Faithfully return all lines, omitting every embedded picture.

**Material provided:**
----
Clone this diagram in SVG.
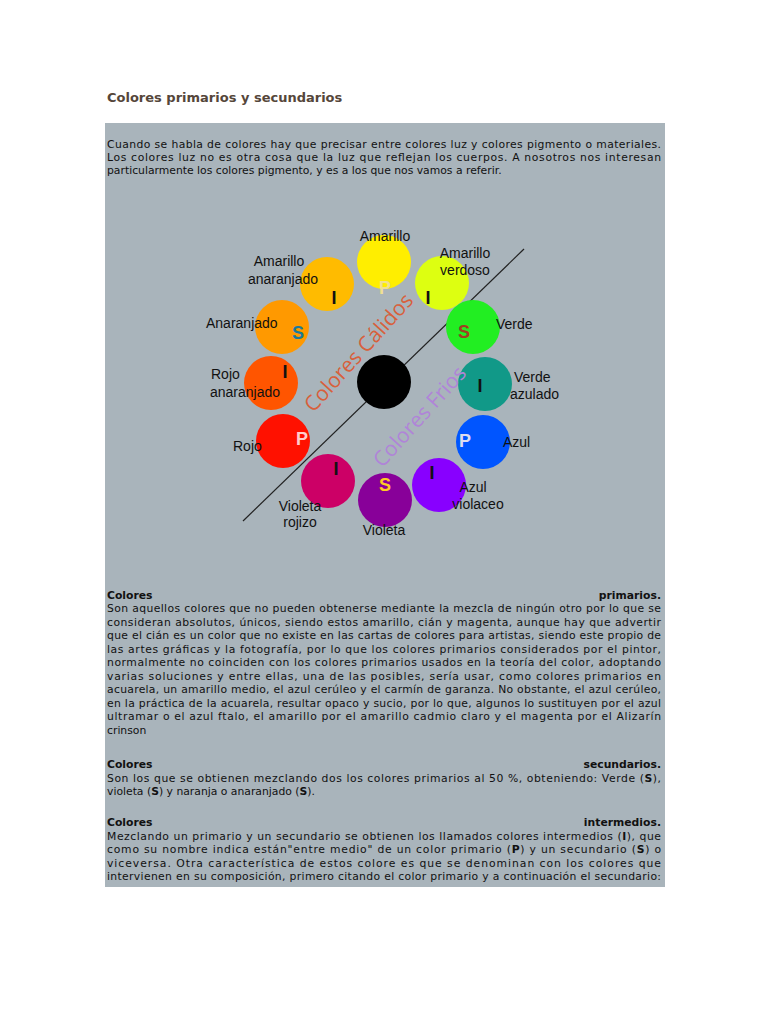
<svg xmlns="http://www.w3.org/2000/svg" width="768" height="1024" viewBox="0 0 768 1024">
<style>
.t{font-family:"DejaVu Sans",Verdana,sans-serif;font-size:10.8px;fill:#111}
.b{font-weight:bold}
.l{font-family:"Liberation Sans",Arial,sans-serif;font-size:14px;fill:#111}
.m{font-family:"Liberation Sans",Arial,sans-serif;font-size:18px;font-weight:bold}
</style>
<rect width="768" height="1024" fill="#fff"/>
<text x="107" y="102" font-family="DejaVu Sans,Verdana,sans-serif" font-size="13" font-weight="bold" fill="#55463a">Colores primarios y secundarios</text>
<rect x="105" y="123" width="560" height="764" fill="#a9b4bb"/>
<g id="intro" class="t">
<text x="107" y="148" textLength="554" lengthAdjust="spacing">Cuando se habla de colores hay que precisar entre colores luz y colores pigmento o materiales.</text>
<text x="107" y="161" textLength="554" lengthAdjust="spacing">Los colores luz no es otra cosa que la luz que reflejan los cuerpos. A nosotros nos interesan</text>
<text x="107" y="174">particularmente los colores pigmento, y es a los que nos vamos a referir.</text>
</g>
<g id="connectors"><line x1="243" y1="521" x2="524" y2="249" stroke="#222" stroke-width="1.2"/></g>
<g id="wheel">
<g id="amarillo"><circle cx="384" cy="262" r="27" fill="#ffee00"/><text class="m" x="385" y="294" text-anchor="middle" fill="#f0e090">P</text><text class="l" x="385" y="241" text-anchor="middle">Amarillo</text></g>
<g id="amarillo-verdoso"><circle cx="442" cy="283" r="27" fill="#ddff11"/><text class="m" x="428" y="304" text-anchor="middle" fill="#111">I</text><text class="l" x="465" y="258" text-anchor="middle">Amarillo</text><text class="l" x="465" y="275" text-anchor="middle">verdoso</text></g>
<g id="verde"><circle cx="473" cy="327" r="27" fill="#22ee22"/><text class="m" x="464" y="338" text-anchor="middle" fill="#a04020">S</text><text class="l" x="496" y="329">Verde</text></g>
<g id="verde-azulado"><circle cx="485" cy="384" r="27" fill="#119988"/><text class="m" x="480" y="392" text-anchor="middle" fill="#111">I</text><text class="l" x="514" y="382">Verde</text><text class="l" x="510" y="399">azulado</text></g>
<g id="azul"><circle cx="483" cy="442" r="27" fill="#0055ff"/><text class="m" x="465" y="447" text-anchor="middle" fill="#dde">P</text><text class="l" x="503" y="447">Azul</text></g>
<g id="azul-violaceo"><circle cx="439" cy="485" r="27" fill="#8800ff"/><text class="m" x="432" y="479" text-anchor="middle" fill="#111">I</text><text class="l" x="473" y="492" text-anchor="middle">Azul</text><text class="l" x="478" y="509" text-anchor="middle">violaceo</text></g>
<g id="violeta"><circle cx="385" cy="500" r="27" fill="#880099"/><text class="m" x="385" y="491" text-anchor="middle" fill="#ffcc22">S</text><text class="l" x="384" y="535" text-anchor="middle">Violeta</text></g>
<g id="violeta-rojizo"><circle cx="328" cy="481" r="27" fill="#cc0066"/><text class="m" x="336" y="475" text-anchor="middle" fill="#111">I</text><text class="l" x="300" y="511" text-anchor="middle">Violeta</text><text class="l" x="300" y="527" text-anchor="middle">rojizo</text></g>
<g id="rojo"><circle cx="283" cy="441" r="27" fill="#ff1100"/><text class="m" x="302" y="445" text-anchor="middle" fill="#ffcccc">P</text><text class="l" x="233" y="451">Rojo</text></g>
<g id="rojo-anaranjado"><circle cx="271" cy="383" r="27" fill="#ff5500"/><text class="m" x="285" y="378" text-anchor="middle" fill="#111">I</text><text class="l" x="211" y="379">Rojo</text><text class="l" x="210" y="397">anaranjado</text></g>
<g id="anaranjado"><circle cx="282" cy="327" r="27" fill="#ff9900"/><text class="m" x="298" y="339" text-anchor="middle" fill="#1a7a9a">S</text><text class="l" x="206" y="328">Anaranjado</text></g>
<g id="amarillo-anaranjado"><circle cx="327" cy="284" r="27" fill="#ffbb00"/><text class="m" x="334" y="304" text-anchor="middle" fill="#111">I</text><text class="l" x="279" y="266" text-anchor="middle">Amarillo</text><text class="l" x="283" y="284" text-anchor="middle">anaranjado</text></g>
<g id="negro"><circle cx="384" cy="382" r="27" fill="#000"/></g>
<text x="0" y="8" transform="translate(358,352) rotate(-48)" text-anchor="middle" font-family="Open Sans,DejaVu Sans,sans-serif" font-size="21" fill="#d8603c">Colores Cálidos</text>
<text x="0" y="8" transform="translate(419,416) rotate(-48)" text-anchor="middle" font-family="Open Sans,DejaVu Sans,sans-serif" font-size="21" fill="#b084d8">Colores Frios</text>
</g>
<g id="primarios" class="t">
<text class="b" x="107" y="599">Colores</text><text class="b" x="661" y="599" text-anchor="end">primarios.</text>
<text x="107" y="612" textLength="554" lengthAdjust="spacing">Son aquellos colores que no pueden obtenerse mediante la mezcla de ningún otro por lo que se</text>
<text x="107" y="625.5" textLength="554" lengthAdjust="spacing">consideran absolutos, únicos, siendo estos amarillo, cián y magenta, aunque hay que advertir</text>
<text x="107" y="639" textLength="554" lengthAdjust="spacing">que el cián es un color que no existe en las cartas de colores para artistas, siendo este propio de</text>
<text x="107" y="652.5" textLength="554" lengthAdjust="spacing">las artes gráficas y la fotografía, por lo que los colores primarios considerados por el pintor,</text>
<text x="107" y="666" textLength="554" lengthAdjust="spacing">normalmente no coinciden con los colores primarios usados en la teoría del color, adoptando</text>
<text x="107" y="679.5" textLength="554" lengthAdjust="spacing">varias soluciones y entre ellas, una de las posibles, sería usar, como colores primarios en</text>
<text x="107" y="693" textLength="554" lengthAdjust="spacing">acuarela, un amarillo medio, el azul cerúleo y el carmín de garanza. No obstante, el azul cerúleo,</text>
<text x="107" y="706.5" textLength="554" lengthAdjust="spacing">en la práctica de la acuarela, resultar opaco y sucio, por lo que, algunos lo sustituyen por el azul</text>
<text x="107" y="720" textLength="554" lengthAdjust="spacing">ultramar o el azul ftalo, el amarillo por el amarillo cadmio claro y el magenta por el Alizarín</text>
<text x="107" y="733.5">crinson</text>
</g>
<g id="secundarios" class="t">
<text class="b" x="107" y="768">Colores</text><text class="b" x="661" y="768" text-anchor="end">secundarios.</text>
<text x="107" y="781.5" textLength="554" lengthAdjust="spacing">Son los que se obtienen mezclando dos los colores primarios al 50 %, obteniendo: Verde (<tspan class="b">S</tspan>),</text>
<text x="107" y="795">violeta (<tspan class="b">S</tspan>) y naranja o anaranjado (<tspan class="b">S</tspan>).</text>
</g>
<g id="intermedios" class="t">
<text class="b" x="107" y="826">Colores</text><text class="b" x="661" y="826" text-anchor="end">intermedios.</text>
<text x="107" y="839.5" textLength="554" lengthAdjust="spacing">Mezclando un primario y un secundario se obtienen los llamados colores intermedios (<tspan class="b">I</tspan>), que</text>
<text x="107" y="853" textLength="554" lengthAdjust="spacing">como su nombre indica están"entre medio" de un color primario (<tspan class="b">P</tspan>) y un secundario (<tspan class="b">S</tspan>) o</text>
<text x="107" y="866.5" textLength="554" lengthAdjust="spacing">viceversa. Otra característica de estos colore es que se denominan con los colores que</text>
<text x="107" y="880" textLength="554" lengthAdjust="spacing">intervienen en su composición, primero citando el color primario y a continuación el secundario:</text>
</g>
</svg>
----
**Exercise output:**
Clone this diagram in SVG.
<svg xmlns="http://www.w3.org/2000/svg" width="768" height="1024" viewBox="0 0 768 1024">
<style>
.t{font-family:"DejaVu Sans",Verdana,sans-serif;font-size:10.8px;fill:#111}
.b{font-weight:bold}
.l{font-family:"Liberation Sans",Arial,sans-serif;font-size:14px;fill:#111}
.m{font-family:"Liberation Sans",Arial,sans-serif;font-size:18px;font-weight:bold}
</style>
<rect width="768" height="1024" fill="#fff"/>
<text x="107" y="102" font-family="DejaVu Sans,Verdana,sans-serif" font-size="13" font-weight="bold" fill="#55463a">Colores primarios y secundarios</text>
<rect x="105" y="123" width="560" height="764" fill="#a9b4bb"/>
<g id="intro" class="t">
<text x="107" y="148" textLength="554" lengthAdjust="spacing">Cuando se habla de colores hay que precisar entre colores luz y colores pigmento o materiales.</text>
<text x="107" y="161" textLength="554" lengthAdjust="spacing">Los colores luz no es otra cosa que la luz que reflejan los cuerpos. A nosotros nos interesan</text>
<text x="107" y="174">particularmente los colores pigmento, y es a los que nos vamos a referir.</text>
</g>
<g id="connectors"><line x1="243" y1="521" x2="524" y2="249" stroke="#222" stroke-width="1.2"/></g>
<g id="wheel">
<g id="amarillo"><circle cx="384" cy="262" r="27" fill="#ffee00"/><text class="m" x="385" y="294" text-anchor="middle" fill="#f0e090">P</text><text class="l" x="385" y="241" text-anchor="middle">Amarillo</text></g>
<g id="amarillo-verdoso"><circle cx="442" cy="283" r="27" fill="#ddff11"/><text class="m" x="428" y="304" text-anchor="middle" fill="#111">I</text><text class="l" x="465" y="258" text-anchor="middle">Amarillo</text><text class="l" x="465" y="275" text-anchor="middle">verdoso</text></g>
<g id="verde"><circle cx="473" cy="327" r="27" fill="#22ee22"/><text class="m" x="464" y="338" text-anchor="middle" fill="#a04020">S</text><text class="l" x="496" y="329">Verde</text></g>
<g id="verde-azulado"><circle cx="485" cy="384" r="27" fill="#119988"/><text class="m" x="480" y="392" text-anchor="middle" fill="#111">I</text><text class="l" x="514" y="382">Verde</text><text class="l" x="510" y="399">azulado</text></g>
<g id="azul"><circle cx="483" cy="442" r="27" fill="#0055ff"/><text class="m" x="465" y="447" text-anchor="middle" fill="#dde">P</text><text class="l" x="503" y="447">Azul</text></g>
<g id="azul-violaceo"><circle cx="439" cy="485" r="27" fill="#8800ff"/><text class="m" x="432" y="479" text-anchor="middle" fill="#111">I</text><text class="l" x="473" y="492" text-anchor="middle">Azul</text><text class="l" x="478" y="509" text-anchor="middle">violaceo</text></g>
<g id="violeta"><circle cx="385" cy="500" r="27" fill="#880099"/><text class="m" x="385" y="491" text-anchor="middle" fill="#ffcc22">S</text><text class="l" x="384" y="535" text-anchor="middle">Violeta</text></g>
<g id="violeta-rojizo"><circle cx="328" cy="481" r="27" fill="#cc0066"/><text class="m" x="336" y="475" text-anchor="middle" fill="#111">I</text><text class="l" x="300" y="511" text-anchor="middle">Violeta</text><text class="l" x="300" y="527" text-anchor="middle">rojizo</text></g>
<g id="rojo"><circle cx="283" cy="441" r="27" fill="#ff1100"/><text class="m" x="302" y="445" text-anchor="middle" fill="#ffcccc">P</text><text class="l" x="233" y="451">Rojo</text></g>
<g id="rojo-anaranjado"><circle cx="271" cy="383" r="27" fill="#ff5500"/><text class="m" x="285" y="378" text-anchor="middle" fill="#111">I</text><text class="l" x="211" y="379">Rojo</text><text class="l" x="210" y="397">anaranjado</text></g>
<g id="anaranjado"><circle cx="282" cy="327" r="27" fill="#ff9900"/><text class="m" x="298" y="339" text-anchor="middle" fill="#1a7a9a">S</text><text class="l" x="206" y="328">Anaranjado</text></g>
<g id="amarillo-anaranjado"><circle cx="327" cy="284" r="27" fill="#ffbb00"/><text class="m" x="334" y="304" text-anchor="middle" fill="#111">I</text><text class="l" x="279" y="266" text-anchor="middle">Amarillo</text><text class="l" x="283" y="284" text-anchor="middle">anaranjado</text></g>
<g id="negro"><circle cx="384" cy="382" r="27" fill="#000"/></g>
<text x="0" y="8" transform="translate(358,352) rotate(-48)" text-anchor="middle" font-family="Open Sans,DejaVu Sans,sans-serif" font-size="21" fill="#d8603c">Colores Cálidos</text>
<text x="0" y="8" transform="translate(419,416) rotate(-48)" text-anchor="middle" font-family="Open Sans,DejaVu Sans,sans-serif" font-size="21" fill="#b084d8">Colores Frios</text>
</g>
<g id="primarios" class="t">
<text class="b" x="107" y="599">Colores</text><text class="b" x="661" y="599" text-anchor="end">primarios.</text>
<text x="107" y="612" textLength="554" lengthAdjust="spacing">Son aquellos colores que no pueden obtenerse mediante la mezcla de ningún otro por lo que se</text>
<text x="107" y="625.5" textLength="554" lengthAdjust="spacing">consideran absolutos, únicos, siendo estos amarillo, cián y magenta, aunque hay que advertir</text>
<text x="107" y="639" textLength="554" lengthAdjust="spacing">que el cián es un color que no existe en las cartas de colores para artistas, siendo este propio de</text>
<text x="107" y="652.5" textLength="554" lengthAdjust="spacing">las artes gráficas y la fotografía, por lo que los colores primarios considerados por el pintor,</text>
<text x="107" y="666" textLength="554" lengthAdjust="spacing">normalmente no coinciden con los colores primarios usados en la teoría del color, adoptando</text>
<text x="107" y="679.5" textLength="554" lengthAdjust="spacing">varias soluciones y entre ellas, una de las posibles, sería usar, como colores primarios en</text>
<text x="107" y="693" textLength="554" lengthAdjust="spacing">acuarela, un amarillo medio, el azul cerúleo y el carmín de garanza. No obstante, el azul cerúleo,</text>
<text x="107" y="706.5" textLength="554" lengthAdjust="spacing">en la práctica de la acuarela, resultar opaco y sucio, por lo que, algunos lo sustituyen por el azul</text>
<text x="107" y="720" textLength="554" lengthAdjust="spacing">ultramar o el azul ftalo, el amarillo por el amarillo cadmio claro y el magenta por el Alizarín</text>
<text x="107" y="733.5">crinson</text>
</g>
<g id="secundarios" class="t">
<text class="b" x="107" y="768">Colores</text><text class="b" x="661" y="768" text-anchor="end">secundarios.</text>
<text x="107" y="781.5" textLength="554" lengthAdjust="spacing">Son los que se obtienen mezclando dos los colores primarios al 50 %, obteniendo: Verde (<tspan class="b">S</tspan>),</text>
<text x="107" y="795">violeta (<tspan class="b">S</tspan>) y naranja o anaranjado (<tspan class="b">S</tspan>).</text>
</g>
<g id="intermedios" class="t">
<text class="b" x="107" y="826">Colores</text><text class="b" x="661" y="826" text-anchor="end">intermedios.</text>
<text x="107" y="839.5" textLength="554" lengthAdjust="spacing">Mezclando un primario y un secundario se obtienen los llamados colores intermedios (<tspan class="b">I</tspan>), que</text>
<text x="107" y="853" textLength="554" lengthAdjust="spacing">como su nombre indica están"entre medio" de un color primario (<tspan class="b">P</tspan>) y un secundario (<tspan class="b">S</tspan>) o</text>
<text x="107" y="866.5" textLength="554" lengthAdjust="spacing">viceversa. Otra característica de estos colore es que se denominan con los colores que</text>
<text x="107" y="880" textLength="554" lengthAdjust="spacing">intervienen en su composición, primero citando el color primario y a continuación el secundario:</text>
</g>
</svg>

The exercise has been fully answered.